Unlike Ghost in The Shell, Death Note is a series that I’m intimately familiar with, so I’m able to scout out the major changes. The downside is that the changes sting a lot more. Director Adam Wingard has said that he wanted to re-appropriate the story to more modern concerns. Makes sense when you consider that a lot has changed since the manga was first published in 2003, especially where social justice is concerned. Sadly, I can’t say he met his goal. The anime and manga was all about the cat and mouse game between Light and L, not just for their clashing ideals and their pride ultimately overshadowing their goals, but in how they were always one step away from checkmating each other. The movie strips the intrigue to its barest bones, turning into an anemic mashup of Dexter, Donnie Darko, Final Destination, and Heathers, played out like an extended previously-on segment from a mediocre detective procedural.

The biggest crime this movie commits isn’t the mass killings, no matter how justifiable they may be, but the assassination of its characters and premise. I get it. Sometimes changes need to be made to fit more naturally into film. Hell, I wrote a whole essay about that. But the changes they do make are at the cost of betraying everything that the series was about. In the anime, Light is a genius who always stays one step ahead of his pursuers, a master manipulator, and has a god complex that would make Donald Trump, Kim Jong-Un and Kanye West look modest. By the end, the list of names in his Death Note don’t just include criminals, terrorists and corrupt politicians, but anyone and everyone who got in the way of his vision of a perfect world. He’s the main character, but he is not the good guy. Here, Light does have moral reservations about who he does and doesn’t kill (something at always bugged me about the anime), but his motivation eventually switches from inflicting justice on the deserving to impressing this girl he likes, who has way more in common with the original Light than he does. She’s supposedly this version’s stand-in for the character of Misa Amane. I would say she’s Misa in name only, but even that’s not true.

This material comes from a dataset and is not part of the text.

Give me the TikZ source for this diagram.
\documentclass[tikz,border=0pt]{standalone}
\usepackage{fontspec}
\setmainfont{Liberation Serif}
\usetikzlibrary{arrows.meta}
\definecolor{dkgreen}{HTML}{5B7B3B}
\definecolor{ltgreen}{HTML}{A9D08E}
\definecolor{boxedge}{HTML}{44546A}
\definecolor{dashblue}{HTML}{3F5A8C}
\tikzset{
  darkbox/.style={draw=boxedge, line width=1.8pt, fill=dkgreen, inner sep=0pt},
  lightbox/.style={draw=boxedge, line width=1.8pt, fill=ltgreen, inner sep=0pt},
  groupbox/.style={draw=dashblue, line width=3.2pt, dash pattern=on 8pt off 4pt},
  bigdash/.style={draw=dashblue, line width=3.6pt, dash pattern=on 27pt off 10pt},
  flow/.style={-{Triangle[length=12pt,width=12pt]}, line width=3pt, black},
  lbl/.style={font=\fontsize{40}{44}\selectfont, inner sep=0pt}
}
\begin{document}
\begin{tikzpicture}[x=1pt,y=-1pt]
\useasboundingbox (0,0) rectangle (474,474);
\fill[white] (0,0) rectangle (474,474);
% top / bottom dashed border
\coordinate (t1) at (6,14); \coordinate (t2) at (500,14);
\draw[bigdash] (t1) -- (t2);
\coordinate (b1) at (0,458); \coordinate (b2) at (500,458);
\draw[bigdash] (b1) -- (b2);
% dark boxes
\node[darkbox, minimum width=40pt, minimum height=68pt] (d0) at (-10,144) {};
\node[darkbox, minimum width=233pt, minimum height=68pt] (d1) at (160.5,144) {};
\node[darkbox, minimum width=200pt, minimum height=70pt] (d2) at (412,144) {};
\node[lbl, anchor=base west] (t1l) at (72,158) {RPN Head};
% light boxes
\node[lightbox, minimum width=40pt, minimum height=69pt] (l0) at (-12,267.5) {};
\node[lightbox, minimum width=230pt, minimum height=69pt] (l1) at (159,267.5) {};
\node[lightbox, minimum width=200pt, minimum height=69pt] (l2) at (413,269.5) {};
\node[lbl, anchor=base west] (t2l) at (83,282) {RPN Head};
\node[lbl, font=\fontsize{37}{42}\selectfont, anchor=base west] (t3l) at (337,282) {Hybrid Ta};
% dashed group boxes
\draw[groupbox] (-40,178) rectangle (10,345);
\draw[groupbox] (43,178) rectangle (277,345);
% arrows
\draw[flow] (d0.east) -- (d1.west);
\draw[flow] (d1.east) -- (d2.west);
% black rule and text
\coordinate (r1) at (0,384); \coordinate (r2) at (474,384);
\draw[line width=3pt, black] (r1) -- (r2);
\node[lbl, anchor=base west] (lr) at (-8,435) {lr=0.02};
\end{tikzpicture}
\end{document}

But the saddest thing about this version is that it could’ve been so much more. There are glimmers of brilliance that briefly breach the surface, but are either immediately sidestepped or completely botched. Willem Dafoe as Ryuk is one of the most perfect casting choices in the history of perfect casting choices, even if they don’t give him much to do besides sit in the shadows, gobble up apples, explain the rules of the Death Note and punch holes in Light’s plans. They also do a mostly brilliant job with L. L is a weird character. He’s just as brilliant and ambitious as Light, but you’d never guess that from looking at him. He looks like he never sleeps or showers, his social skills are nonexistent, he sits and holds things in an odd way, and his diet consists almost entirely of sugar. But when it comes to detective work, there’s no match. He’s able to figure out that Light is Kira pretty quickly, but never had the proof to throw the book at him. Lakieth Stanfield nails L’s quirks and mannerisms, and his blunt, matter-of-fact methods of getting what he wants. It’s easily one of the movie’s sole redeeming factor… for the most part. About halfway through, after a certain character goes missing, his entire character changes and goes off the rails. Believe or not, this character break is a metaphor for the whole movie.

Overall, Death Note is the biggest waste of potential I’ve seen in a long time, and another sad addition to the list of failed anime adaptations. It’s not nearly as awful as Dragonball Evolution or The Last Airbender, but it’s on par with Ghost in The Shell in how close it got before faltering. Wingard is known for his work in horror (You’re Next and The Guest both come highly recommended, by the way), which is especially evident in some of the over-the-top, gory deaths that Light assigns to those he kills. Too bad he doesn’t have the same knack for drama or intrigue, especially when it’s handed to him on a silver platter.